When the last word was spoken the tension was relaxed and the whole Court hummed with excitement. I never can forget looking down from the dock upon the crowd below. Some of my friends were very angry. But I could not for the life of me see how the jury could have done otherwise. The foreman of the jury called upon my wife and explained, with tears in his eyes, how utterly impossible he had found it to answer the Judge’s questions in any other way. “Tell him,” I wrote to my wife from gaol, “Tell him not to grieve. If I had been in his place I should have done the same as he did.” Next day was Lord Mayor’s Day, and I spent hours walking up and down the streets through the thousands who turned out to see London’s annual pageant. I was going to be secluded from my fellow creatures for some months. I wanted to take my fill of the crowd before I returned to my cell.

The next day the second charge springing out of the same incident was tried before a second jury. I took no part in the proceedings, and when the inevitable verdict came and we stood up for sentence, the Judge sentenced me to three months’ imprisonment. I was so certain that I was going to prison for two months that I with difficulty restrained myself from saying: “My Lord, have you not made a mistake? It ought to be two months.” I fortunately restrained myself. When I got into my cell I found that the sentence ran from the opening of the Session, and that the precise period of detention I had to undergo was two months and seven days. The Judge had come as near verifying my prediction as it was possible for him to do.

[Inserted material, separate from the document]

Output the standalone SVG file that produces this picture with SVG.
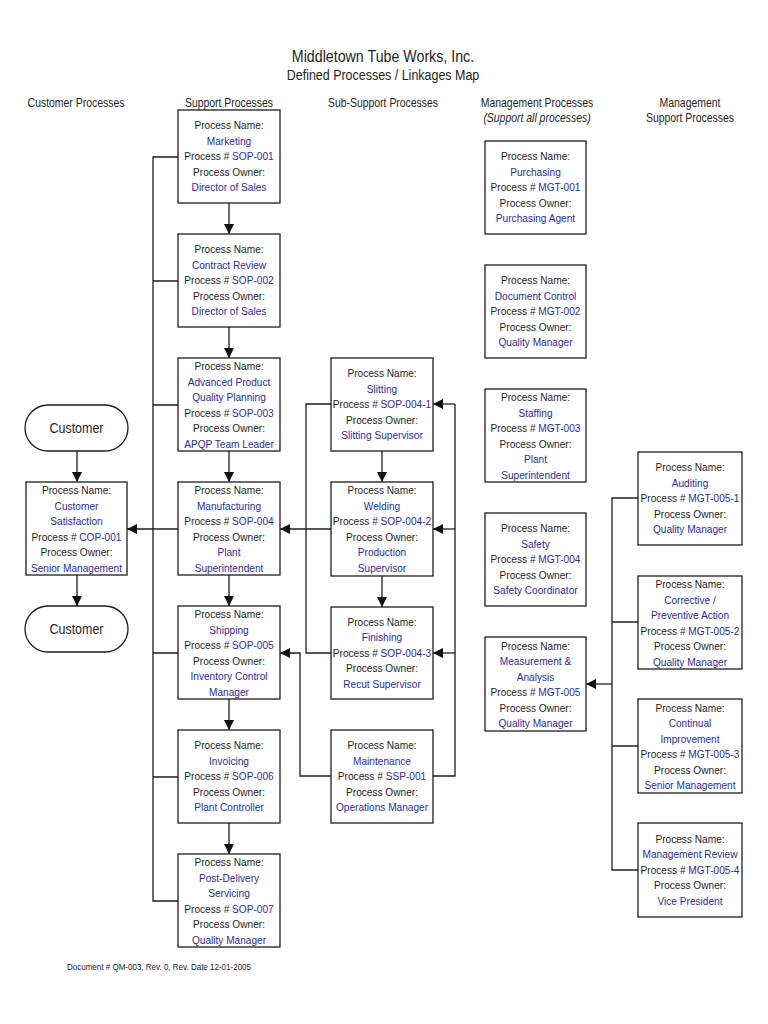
<svg xmlns="http://www.w3.org/2000/svg" width="768" height="1024" viewBox="0 0 768 1024">
<style>
text{font-family:"Liberation Sans",Arial,sans-serif;fill:#1e1e1e;text-anchor:middle}
.t{font-size:11.5px}
.b{fill:#2c2ca0}
.box{fill:#fff;stroke:#1e1e1e;stroke-width:1.3}
.ln{fill:none;stroke:#1e1e1e;stroke-width:1.3}
.ar{fill:none;stroke:#1e1e1e;stroke-width:1.3;marker-end:url(#ah)}
.h{font-size:12px}
</style>
<defs>
<marker id="ah" markerUnits="userSpaceOnUse" markerWidth="10" markerHeight="10" refX="10" refY="5" orient="auto">
<path d="M0,0 L10,5 L0,10 Z" fill="#111"/>
</marker>
</defs>
<rect width="768" height="1024" fill="#fff"/>
<g id="title">
<g transform="translate(383 0) scale(.89 1)">
<text y="62" style="font-size:16px">Middletown Tube Works, Inc.</text>
<text y="80.5" style="font-size:14px">Defined Processes / Linkages Map</text>
</g>
</g>
<g id="headers" class="h">
<g transform="translate(76 0) scale(.87 1)"><text class="h" y="107">Customer Processes</text></g>
<g transform="translate(229 0) scale(.87 1)"><text class="h" y="107">Support Processes</text></g>
<g transform="translate(383 0) scale(.87 1)"><text class="h" y="107">Sub-Support Processes</text></g>
<g transform="translate(537 0) scale(.87 1)"><text class="h" y="107">Management Processes</text><text class="h" y="122" font-style="italic">(Support all processes)</text></g>
<g transform="translate(690 0) scale(.87 1)"><text class="h" y="107">Management</text><text class="h" y="122">Support Processes</text></g>
</g>
<g id="connectors">
<line class="ar" x1="77" y1="451" x2="77" y2="482"/>
<line class="ar" x1="77" y1="575" x2="77" y2="606"/>
<line class="ar" x1="178" y1="529" x2="127" y2="529"/>
<line class="ar" x1="229" y1="203" x2="229" y2="234"/>
<line class="ar" x1="229" y1="327" x2="229" y2="358"/>
<line class="ar" x1="229" y1="451" x2="229" y2="482"/>
<line class="ar" x1="229" y1="575" x2="229" y2="606"/>
<line class="ar" x1="229" y1="699" x2="229" y2="730"/>
<line class="ar" x1="229" y1="823" x2="229" y2="854"/>
<path class="ln" d="M178,157 H153 V901 H178 M153,281 H178 M153,405 H178 M153,653 H178 M153,777 H178"/>
<line class="ar" x1="382" y1="451" x2="382" y2="482"/>
<line class="ar" x1="382" y1="576" x2="382" y2="607"/>
<path class="ln" d="M331,404 H306 V653 H331"/>
<line class="ar" x1="331" y1="529" x2="280" y2="529"/>
<path class="ln" d="M433,776 H455 V404"/>
<line class="ar" x1="455" y1="404" x2="433" y2="404"/>
<line class="ar" x1="455" y1="529" x2="433" y2="529"/>
<line class="ar" x1="455" y1="653" x2="433" y2="653"/>
<path class="ar" d="M331,776 H300 V653 H280"/>
<path class="ln" d="M638,498 H612 V870 H638 M612,622 H638 M612,746 H638"/>
<line class="ar" x1="612" y1="684" x2="586" y2="684"/>
</g>
<g id="customer-1">
<rect class="box" x="25" y="405" width="103" height="46" rx="23"/>
<g transform="translate(76.5 0) scale(.89 1)"><text y="433" style="font-size:14px">Customer</text></g>
</g>
<g id="customer-2">
<rect class="box" x="25" y="606" width="103" height="46" rx="23"/>
<g transform="translate(76.5 0) scale(.89 1)"><text y="634" style="font-size:14px">Customer</text></g>
</g>
<g id="cop-001">
<rect class="box" x="26" y="482" width="101" height="93"/>
<g class="t" transform="translate(76.5 0) scale(.88 1)">
<text class="t" y="494.25">Process Name:</text>
<text class="t b" y="509.75">Customer</text>
<text class="t b" y="525.25">Satisfaction</text>
<text class="t" y="540.75">Process # <tspan class="b">COP-001</tspan></text>
<text class="t" y="556.25">Process Owner:</text>
<text class="t b" y="571.75">Senior Management</text>
</g>
</g>
<g id="sop-001">
<rect class="box" x="178" y="110" width="102" height="93"/>
<g transform="translate(229 0) scale(.88 1)">
<text class="t" y="129.5">Process Name:</text>
<text class="t b" y="145">Marketing</text>
<text class="t" y="160.5">Process # <tspan class="b">SOP-001</tspan></text>
<text class="t" y="176">Process Owner:</text>
<text class="t b" y="191.5">Director of Sales</text>
</g>
</g>
<g id="sop-002">
<rect class="box" x="178" y="234" width="102" height="93"/>
<g transform="translate(229 0) scale(.88 1)">
<text class="t" y="253.5">Process Name:</text>
<text class="t b" y="269">Contract Review</text>
<text class="t" y="284.5">Process # <tspan class="b">SOP-002</tspan></text>
<text class="t" y="300">Process Owner:</text>
<text class="t b" y="315.5">Director of Sales</text>
</g>
</g>
<g id="sop-003">
<rect class="box" x="178" y="358" width="102" height="93"/>
<g transform="translate(229 0) scale(.88 1)">
<text class="t" y="370.25">Process Name:</text>
<text class="t b" y="385.75">Advanced Product</text>
<text class="t b" y="401.25">Quality Planning</text>
<text class="t" y="416.75">Process # <tspan class="b">SOP-003</tspan></text>
<text class="t" y="432.25">Process Owner:</text>
<text class="t b" y="447.75">APQP Team Leader</text>
</g>
</g>
<g id="sop-004">
<rect class="box" x="178" y="482" width="102" height="93"/>
<g transform="translate(229 0) scale(.88 1)">
<text class="t" y="494.25">Process Name:</text>
<text class="t b" y="509.75">Manufacturing</text>
<text class="t" y="525.25">Process # <tspan class="b">SOP-004</tspan></text>
<text class="t" y="540.75">Process Owner:</text>
<text class="t b" y="556.25">Plant</text>
<text class="t b" y="571.75">Superintendent</text>
</g>
</g>
<g id="sop-005">
<rect class="box" x="178" y="606" width="102" height="93"/>
<g transform="translate(229 0) scale(.88 1)">
<text class="t" y="618.25">Process Name:</text>
<text class="t b" y="633.75">Shipping</text>
<text class="t" y="649.25">Process # <tspan class="b">SOP-005</tspan></text>
<text class="t" y="664.75">Process Owner:</text>
<text class="t b" y="680.25">Inventory Control</text>
<text class="t b" y="695.75">Manager</text>
</g>
</g>
<g id="sop-006">
<rect class="box" x="178" y="730" width="102" height="93"/>
<g transform="translate(229 0) scale(.88 1)">
<text class="t" y="749.5">Process Name:</text>
<text class="t b" y="765">Invoicing</text>
<text class="t" y="780.5">Process # <tspan class="b">SOP-006</tspan></text>
<text class="t" y="796">Process Owner:</text>
<text class="t b" y="811.5">Plant Controller</text>
</g>
</g>
<g id="sop-007">
<rect class="box" x="178" y="854" width="102" height="93"/>
<g transform="translate(229 0) scale(.88 1)">
<text class="t" y="866.25">Process Name:</text>
<text class="t b" y="881.75">Post-Delivery</text>
<text class="t b" y="897.25">Servicing</text>
<text class="t" y="912.75">Process # <tspan class="b">SOP-007</tspan></text>
<text class="t" y="928.25">Process Owner:</text>
<text class="t b" y="943.75">Quality Manager</text>
</g>
</g>
<g id="sop-004-1">
<rect class="box" x="331" y="358" width="102" height="93"/>
<g transform="translate(382 0) scale(.88 1)">
<text class="t" y="377.5">Process Name:</text>
<text class="t b" y="393">Slitting</text>
<text class="t" y="408.5">Process # <tspan class="b">SOP-004-1</tspan></text>
<text class="t" y="424">Process Owner:</text>
<text class="t b" y="439.5">Slitting Supervisor</text>
</g>
</g>
<g id="sop-004-2">
<rect class="box" x="331" y="482" width="102" height="94"/>
<g transform="translate(382 0) scale(.88 1)">
<text class="t" y="494.25">Process Name:</text>
<text class="t b" y="509.75">Welding</text>
<text class="t" y="525.25">Process # <tspan class="b">SOP-004-2</tspan></text>
<text class="t" y="540.75">Process Owner:</text>
<text class="t b" y="556.25">Production</text>
<text class="t b" y="571.75">Supervisor</text>
</g>
</g>
<g id="sop-004-3">
<rect class="box" x="331" y="607" width="102" height="92"/>
<g transform="translate(382 0) scale(.88 1)">
<text class="t" y="626">Process Name:</text>
<text class="t b" y="641.5">Finishing</text>
<text class="t" y="657">Process # <tspan class="b">SOP-004-3</tspan></text>
<text class="t" y="672.5">Process Owner:</text>
<text class="t b" y="688">Recut Supervisor</text>
</g>
</g>
<g id="ssp-001">
<rect class="box" x="331" y="730" width="102" height="93"/>
<g transform="translate(382 0) scale(.88 1)">
<text class="t" y="749.5">Process Name:</text>
<text class="t b" y="765">Maintenance</text>
<text class="t" y="780.5">Process # <tspan class="b">SSP-001</tspan></text>
<text class="t" y="796">Process Owner:</text>
<text class="t b" y="811.5">Operations Manager</text>
</g>
</g>
<g id="mgt-001">
<rect class="box" x="485" y="141" width="101" height="93"/>
<g transform="translate(535.5 0) scale(.88 1)">
<text class="t" y="160.5">Process Name:</text>
<text class="t b" y="176">Purchasing</text>
<text class="t" y="191.5">Process # <tspan class="b">MGT-001</tspan></text>
<text class="t" y="207">Process Owner:</text>
<text class="t b" y="222.5">Purchasing Agent</text>
</g>
</g>
<g id="mgt-002">
<rect class="box" x="485" y="265" width="101" height="93"/>
<g transform="translate(535.5 0) scale(.88 1)">
<text class="t" y="284.5">Process Name:</text>
<text class="t b" y="300">Document Control</text>
<text class="t" y="315.5">Process # <tspan class="b">MGT-002</tspan></text>
<text class="t" y="331">Process Owner:</text>
<text class="t b" y="346.5">Quality Manager</text>
</g>
</g>
<g id="mgt-003">
<rect class="box" x="485" y="389" width="101" height="93"/>
<g transform="translate(535.5 0) scale(.88 1)">
<text class="t" y="401.25">Process Name:</text>
<text class="t b" y="416.75">Staffing</text>
<text class="t" y="432.25">Process # <tspan class="b">MGT-003</tspan></text>
<text class="t" y="447.75">Process Owner:</text>
<text class="t b" y="463.25">Plant</text>
<text class="t b" y="478.75">Superintendent</text>
</g>
</g>
<g id="mgt-004">
<rect class="box" x="485" y="513" width="101" height="93"/>
<g transform="translate(535.5 0) scale(.88 1)">
<text class="t" y="532.5">Process Name:</text>
<text class="t b" y="548">Safety</text>
<text class="t" y="563.5">Process # <tspan class="b">MGT-004</tspan></text>
<text class="t" y="579">Process Owner:</text>
<text class="t b" y="594.5">Safety Coordinator</text>
</g>
</g>
<g id="mgt-005">
<rect class="box" x="485" y="637" width="101" height="94"/>
<g transform="translate(535.5 0) scale(.88 1)">
<text class="t" y="649.75">Process Name:</text>
<text class="t b" y="665.25">Measurement &amp;</text>
<text class="t b" y="680.75">Analysis</text>
<text class="t" y="696.25">Process # <tspan class="b">MGT-005</tspan></text>
<text class="t" y="711.75">Process Owner:</text>
<text class="t b" y="727.25">Quality Manager</text>
</g>
</g>
<g id="mgt-005-1">
<rect class="box" x="638" y="452" width="104" height="93"/>
<g transform="translate(690 0) scale(.88 1)">
<text class="t" y="471.5">Process Name:</text>
<text class="t b" y="487">Auditing</text>
<text class="t" y="502.5">Process # <tspan class="b">MGT-005-1</tspan></text>
<text class="t" y="518">Process Owner:</text>
<text class="t b" y="533.5">Quality Manager</text>
</g>
</g>
<g id="mgt-005-2">
<rect class="box" x="638" y="576" width="104" height="93"/>
<g transform="translate(690 0) scale(.88 1)">
<text class="t" y="588.25">Process Name:</text>
<text class="t b" y="603.75">Corrective /</text>
<text class="t b" y="619.25">Preventive Action</text>
<text class="t" y="634.75">Process # <tspan class="b">MGT-005-2</tspan></text>
<text class="t" y="650.25">Process Owner:</text>
<text class="t b" y="665.75">Quality Manager</text>
</g>
</g>
<g id="mgt-005-3">
<rect class="box" x="638" y="699" width="104" height="94"/>
<g transform="translate(690 0) scale(.88 1)">
<text class="t" y="711.75">Process Name:</text>
<text class="t b" y="727.25">Continual</text>
<text class="t b" y="742.75">Improvement</text>
<text class="t" y="758.25">Process # <tspan class="b">MGT-005-3</tspan></text>
<text class="t" y="773.75">Process Owner:</text>
<text class="t b" y="789.25">Senior Management</text>
</g>
</g>
<g id="mgt-005-4">
<rect class="box" x="638" y="823" width="104" height="94"/>
<g transform="translate(690 0) scale(.88 1)">
<text class="t" y="843">Process Name:</text>
<text class="t b" y="858.5">Management Review</text>
<text class="t" y="874">Process # <tspan class="b">MGT-005-4</tspan></text>
<text class="t" y="889.5">Process Owner:</text>
<text class="t b" y="905">Vice President</text>
</g>
</g>
<g id="footer">
<text x="67" y="970" style="font-size:8.5px;text-anchor:start" textLength="184" lengthAdjust="spacingAndGlyphs">Document # QM-003, Rev. 0, Rev. Date 12-01-2005</text>
</g>
</svg>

When the sentence was pronounced, all our friends crowded round us cheering us with all manner of friendly assurances, and not less friendly imprecations on the prosecution. My dear wife, who had displayed the most splendid courage through it all, bade me good-bye, and then the gaoler led us down dark corridors into Newgate. The contrast between the dark crowded Court and the cold silent cell was very great. Another hour passed and then we were packed into the prison van and driven through the streets of London to Coldbath in-the-Fields prison.